"""

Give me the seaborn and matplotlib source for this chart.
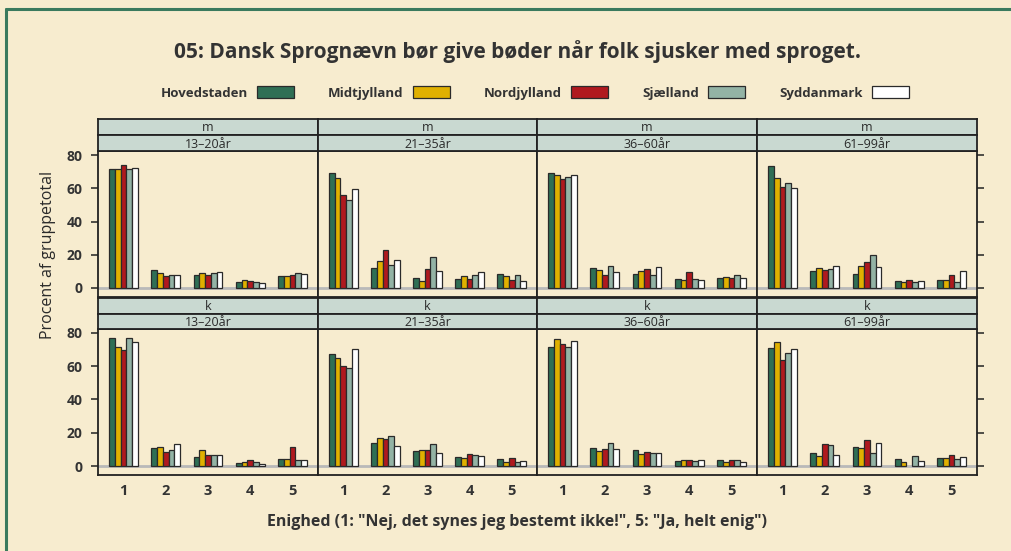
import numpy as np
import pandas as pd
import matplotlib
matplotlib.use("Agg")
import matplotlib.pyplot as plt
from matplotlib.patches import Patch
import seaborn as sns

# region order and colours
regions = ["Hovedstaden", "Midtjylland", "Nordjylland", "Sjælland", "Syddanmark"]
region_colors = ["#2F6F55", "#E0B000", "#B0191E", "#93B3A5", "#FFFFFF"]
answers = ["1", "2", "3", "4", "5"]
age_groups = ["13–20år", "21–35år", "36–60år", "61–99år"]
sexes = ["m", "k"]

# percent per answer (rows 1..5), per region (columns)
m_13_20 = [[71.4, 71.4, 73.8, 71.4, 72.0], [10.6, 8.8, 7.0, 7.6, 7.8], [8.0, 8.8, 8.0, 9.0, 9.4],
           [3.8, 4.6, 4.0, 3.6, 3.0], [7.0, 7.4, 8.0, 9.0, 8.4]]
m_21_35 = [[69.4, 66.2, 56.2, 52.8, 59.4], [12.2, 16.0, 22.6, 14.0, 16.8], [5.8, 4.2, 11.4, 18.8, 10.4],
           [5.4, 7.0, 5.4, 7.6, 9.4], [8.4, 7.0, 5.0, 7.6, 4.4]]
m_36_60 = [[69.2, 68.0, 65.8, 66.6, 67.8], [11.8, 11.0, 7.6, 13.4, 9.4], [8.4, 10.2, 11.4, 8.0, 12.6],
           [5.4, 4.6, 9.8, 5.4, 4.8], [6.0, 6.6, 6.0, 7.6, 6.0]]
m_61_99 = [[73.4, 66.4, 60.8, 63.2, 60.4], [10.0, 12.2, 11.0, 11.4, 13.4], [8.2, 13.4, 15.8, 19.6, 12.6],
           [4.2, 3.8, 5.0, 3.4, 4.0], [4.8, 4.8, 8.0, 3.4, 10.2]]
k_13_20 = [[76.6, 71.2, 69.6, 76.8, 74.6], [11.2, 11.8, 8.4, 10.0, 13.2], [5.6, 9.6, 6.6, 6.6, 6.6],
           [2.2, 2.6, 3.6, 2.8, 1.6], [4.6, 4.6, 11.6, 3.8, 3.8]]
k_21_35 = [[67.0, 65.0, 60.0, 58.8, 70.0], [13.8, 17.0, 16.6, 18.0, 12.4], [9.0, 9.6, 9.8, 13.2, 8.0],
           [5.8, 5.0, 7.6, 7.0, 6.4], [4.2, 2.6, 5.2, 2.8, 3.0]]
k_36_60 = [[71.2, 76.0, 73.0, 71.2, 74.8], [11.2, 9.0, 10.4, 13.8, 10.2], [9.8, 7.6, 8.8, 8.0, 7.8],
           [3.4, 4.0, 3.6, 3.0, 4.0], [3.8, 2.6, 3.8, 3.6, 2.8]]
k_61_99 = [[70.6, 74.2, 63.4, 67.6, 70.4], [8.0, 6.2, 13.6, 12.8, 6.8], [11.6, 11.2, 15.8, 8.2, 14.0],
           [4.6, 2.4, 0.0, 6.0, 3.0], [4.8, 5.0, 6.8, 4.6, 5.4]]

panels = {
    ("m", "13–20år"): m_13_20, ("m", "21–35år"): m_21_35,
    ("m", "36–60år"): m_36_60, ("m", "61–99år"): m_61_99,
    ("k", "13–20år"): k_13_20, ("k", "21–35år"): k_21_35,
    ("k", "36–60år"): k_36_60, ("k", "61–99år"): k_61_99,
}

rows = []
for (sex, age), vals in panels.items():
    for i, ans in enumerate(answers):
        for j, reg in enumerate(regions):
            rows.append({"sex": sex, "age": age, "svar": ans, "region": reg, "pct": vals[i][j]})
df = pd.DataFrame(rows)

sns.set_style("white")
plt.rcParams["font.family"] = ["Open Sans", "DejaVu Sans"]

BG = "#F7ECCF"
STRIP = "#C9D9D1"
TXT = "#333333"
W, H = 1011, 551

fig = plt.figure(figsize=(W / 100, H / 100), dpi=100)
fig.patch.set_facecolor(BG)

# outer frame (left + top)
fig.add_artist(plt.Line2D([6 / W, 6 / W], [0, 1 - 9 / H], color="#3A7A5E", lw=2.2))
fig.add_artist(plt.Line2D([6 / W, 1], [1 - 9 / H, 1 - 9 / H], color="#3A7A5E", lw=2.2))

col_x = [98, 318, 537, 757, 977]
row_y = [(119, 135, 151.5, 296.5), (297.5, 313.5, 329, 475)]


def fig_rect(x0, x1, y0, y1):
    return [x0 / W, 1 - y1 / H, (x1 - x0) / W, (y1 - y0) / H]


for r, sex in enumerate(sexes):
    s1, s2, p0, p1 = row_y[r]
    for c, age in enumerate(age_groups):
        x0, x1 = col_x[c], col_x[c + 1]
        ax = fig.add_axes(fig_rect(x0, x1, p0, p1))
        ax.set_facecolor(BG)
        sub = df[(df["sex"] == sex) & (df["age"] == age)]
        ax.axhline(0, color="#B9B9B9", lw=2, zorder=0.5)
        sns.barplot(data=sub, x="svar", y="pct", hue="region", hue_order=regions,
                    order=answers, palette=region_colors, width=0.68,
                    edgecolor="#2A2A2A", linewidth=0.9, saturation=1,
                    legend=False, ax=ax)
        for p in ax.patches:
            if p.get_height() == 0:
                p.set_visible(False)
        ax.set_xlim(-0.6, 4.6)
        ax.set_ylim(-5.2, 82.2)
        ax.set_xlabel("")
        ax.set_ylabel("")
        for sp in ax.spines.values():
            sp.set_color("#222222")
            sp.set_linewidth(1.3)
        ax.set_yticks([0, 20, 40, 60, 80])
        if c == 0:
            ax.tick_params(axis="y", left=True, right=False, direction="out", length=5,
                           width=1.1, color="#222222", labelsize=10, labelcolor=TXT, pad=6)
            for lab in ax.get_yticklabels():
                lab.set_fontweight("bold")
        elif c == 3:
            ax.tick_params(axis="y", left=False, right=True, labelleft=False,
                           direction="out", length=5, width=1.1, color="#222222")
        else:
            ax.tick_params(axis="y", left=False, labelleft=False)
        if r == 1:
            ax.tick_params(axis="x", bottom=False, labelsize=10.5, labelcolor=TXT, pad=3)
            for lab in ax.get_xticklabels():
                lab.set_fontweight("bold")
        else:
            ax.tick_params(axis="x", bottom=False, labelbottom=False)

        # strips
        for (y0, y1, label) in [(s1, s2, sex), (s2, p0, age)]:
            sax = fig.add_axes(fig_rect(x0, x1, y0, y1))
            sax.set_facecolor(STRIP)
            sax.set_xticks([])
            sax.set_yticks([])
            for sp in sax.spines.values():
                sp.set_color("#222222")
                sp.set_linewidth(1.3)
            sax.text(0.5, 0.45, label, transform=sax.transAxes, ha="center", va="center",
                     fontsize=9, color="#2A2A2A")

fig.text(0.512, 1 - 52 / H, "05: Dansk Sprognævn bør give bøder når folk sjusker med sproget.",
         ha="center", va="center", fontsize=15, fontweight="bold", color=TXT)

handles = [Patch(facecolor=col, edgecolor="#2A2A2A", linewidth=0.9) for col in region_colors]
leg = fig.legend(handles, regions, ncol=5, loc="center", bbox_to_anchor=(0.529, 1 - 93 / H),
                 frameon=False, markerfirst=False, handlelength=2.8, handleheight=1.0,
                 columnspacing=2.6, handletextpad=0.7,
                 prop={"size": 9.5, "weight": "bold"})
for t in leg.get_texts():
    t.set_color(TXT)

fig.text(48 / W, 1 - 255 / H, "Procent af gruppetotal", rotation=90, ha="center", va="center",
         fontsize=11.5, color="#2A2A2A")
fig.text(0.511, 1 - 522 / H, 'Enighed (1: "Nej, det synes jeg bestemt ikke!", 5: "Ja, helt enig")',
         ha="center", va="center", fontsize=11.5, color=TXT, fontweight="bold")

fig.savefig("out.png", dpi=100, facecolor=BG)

"""
"""

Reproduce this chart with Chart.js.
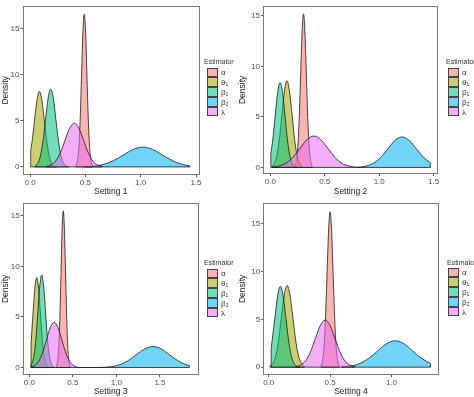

"""
"""

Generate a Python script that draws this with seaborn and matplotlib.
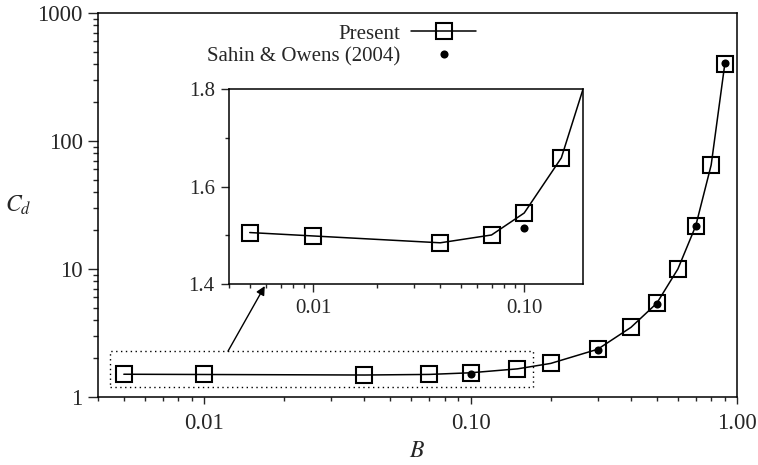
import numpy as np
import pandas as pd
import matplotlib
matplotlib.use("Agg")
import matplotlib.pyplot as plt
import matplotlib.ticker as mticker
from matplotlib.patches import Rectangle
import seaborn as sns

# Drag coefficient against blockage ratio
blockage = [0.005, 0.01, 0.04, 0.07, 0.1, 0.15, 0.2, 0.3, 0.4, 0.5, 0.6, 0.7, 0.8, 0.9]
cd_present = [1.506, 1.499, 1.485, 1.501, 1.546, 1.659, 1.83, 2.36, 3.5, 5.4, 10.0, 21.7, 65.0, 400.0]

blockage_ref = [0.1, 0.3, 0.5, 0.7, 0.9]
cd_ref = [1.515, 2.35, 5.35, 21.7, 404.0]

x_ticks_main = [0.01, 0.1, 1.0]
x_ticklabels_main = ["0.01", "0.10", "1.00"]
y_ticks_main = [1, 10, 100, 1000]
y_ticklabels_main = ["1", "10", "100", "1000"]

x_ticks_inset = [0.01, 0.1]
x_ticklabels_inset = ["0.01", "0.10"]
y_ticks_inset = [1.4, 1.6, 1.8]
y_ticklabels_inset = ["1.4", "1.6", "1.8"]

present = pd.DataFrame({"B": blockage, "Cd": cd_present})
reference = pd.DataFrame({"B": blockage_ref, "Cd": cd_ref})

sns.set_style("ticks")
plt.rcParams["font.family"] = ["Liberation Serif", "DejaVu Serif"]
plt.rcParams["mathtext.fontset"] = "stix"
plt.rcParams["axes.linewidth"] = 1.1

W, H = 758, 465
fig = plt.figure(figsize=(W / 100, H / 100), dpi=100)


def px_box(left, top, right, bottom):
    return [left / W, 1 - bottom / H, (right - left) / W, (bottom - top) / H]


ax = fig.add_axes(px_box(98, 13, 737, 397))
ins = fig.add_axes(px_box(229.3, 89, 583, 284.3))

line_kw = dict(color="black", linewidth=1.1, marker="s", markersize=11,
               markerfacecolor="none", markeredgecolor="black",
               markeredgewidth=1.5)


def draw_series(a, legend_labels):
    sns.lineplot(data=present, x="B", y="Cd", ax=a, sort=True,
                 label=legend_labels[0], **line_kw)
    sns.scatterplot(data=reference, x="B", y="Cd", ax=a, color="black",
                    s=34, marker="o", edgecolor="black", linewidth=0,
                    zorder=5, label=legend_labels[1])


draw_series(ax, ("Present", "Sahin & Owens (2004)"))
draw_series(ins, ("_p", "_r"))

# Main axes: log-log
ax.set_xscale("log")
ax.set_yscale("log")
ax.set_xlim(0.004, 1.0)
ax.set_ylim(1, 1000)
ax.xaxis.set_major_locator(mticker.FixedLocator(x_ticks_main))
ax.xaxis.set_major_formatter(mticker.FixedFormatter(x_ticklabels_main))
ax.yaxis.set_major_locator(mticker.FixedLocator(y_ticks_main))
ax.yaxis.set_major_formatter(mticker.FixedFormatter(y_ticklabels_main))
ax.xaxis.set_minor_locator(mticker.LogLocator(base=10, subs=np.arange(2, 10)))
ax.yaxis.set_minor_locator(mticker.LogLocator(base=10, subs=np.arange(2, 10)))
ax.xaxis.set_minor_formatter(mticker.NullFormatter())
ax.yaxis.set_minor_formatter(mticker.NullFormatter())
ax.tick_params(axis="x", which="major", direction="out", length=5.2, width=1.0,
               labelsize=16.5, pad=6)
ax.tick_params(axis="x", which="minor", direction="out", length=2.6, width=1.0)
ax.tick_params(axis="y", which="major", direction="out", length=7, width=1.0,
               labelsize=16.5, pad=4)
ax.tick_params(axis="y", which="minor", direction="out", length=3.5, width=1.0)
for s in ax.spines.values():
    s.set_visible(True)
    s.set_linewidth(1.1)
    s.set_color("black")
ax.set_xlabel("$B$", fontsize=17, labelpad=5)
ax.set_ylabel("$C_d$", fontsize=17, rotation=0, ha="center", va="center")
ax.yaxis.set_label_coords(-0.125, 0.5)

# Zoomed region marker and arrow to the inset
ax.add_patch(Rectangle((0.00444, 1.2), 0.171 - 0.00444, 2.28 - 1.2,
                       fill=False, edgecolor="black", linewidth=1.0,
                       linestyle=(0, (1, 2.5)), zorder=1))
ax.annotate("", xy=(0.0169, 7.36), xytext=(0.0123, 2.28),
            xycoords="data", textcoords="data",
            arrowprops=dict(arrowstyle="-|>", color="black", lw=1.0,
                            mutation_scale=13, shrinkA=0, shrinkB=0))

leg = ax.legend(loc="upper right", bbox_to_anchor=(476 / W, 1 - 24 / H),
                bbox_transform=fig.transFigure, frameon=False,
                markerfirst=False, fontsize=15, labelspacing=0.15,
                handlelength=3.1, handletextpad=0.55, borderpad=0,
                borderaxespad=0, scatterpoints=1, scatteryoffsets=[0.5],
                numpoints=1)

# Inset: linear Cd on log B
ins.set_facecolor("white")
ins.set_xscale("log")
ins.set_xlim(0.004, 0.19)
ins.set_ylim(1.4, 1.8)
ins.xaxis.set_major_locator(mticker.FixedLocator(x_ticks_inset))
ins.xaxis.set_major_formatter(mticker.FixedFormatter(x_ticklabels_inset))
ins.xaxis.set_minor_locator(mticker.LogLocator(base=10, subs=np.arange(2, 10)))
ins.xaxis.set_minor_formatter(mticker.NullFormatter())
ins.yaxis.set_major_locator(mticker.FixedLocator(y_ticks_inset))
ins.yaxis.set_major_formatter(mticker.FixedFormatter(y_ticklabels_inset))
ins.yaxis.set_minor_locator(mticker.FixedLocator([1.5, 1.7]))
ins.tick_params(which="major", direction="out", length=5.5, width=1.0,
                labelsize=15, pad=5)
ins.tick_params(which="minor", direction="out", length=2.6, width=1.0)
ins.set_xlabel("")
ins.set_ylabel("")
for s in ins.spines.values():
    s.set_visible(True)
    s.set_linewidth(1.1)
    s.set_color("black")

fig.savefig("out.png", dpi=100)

"""

== Exercise ==
Provide the count, and nothing else, of lines in the data above where the word "seaborn" occurs.

== Answer below ==
4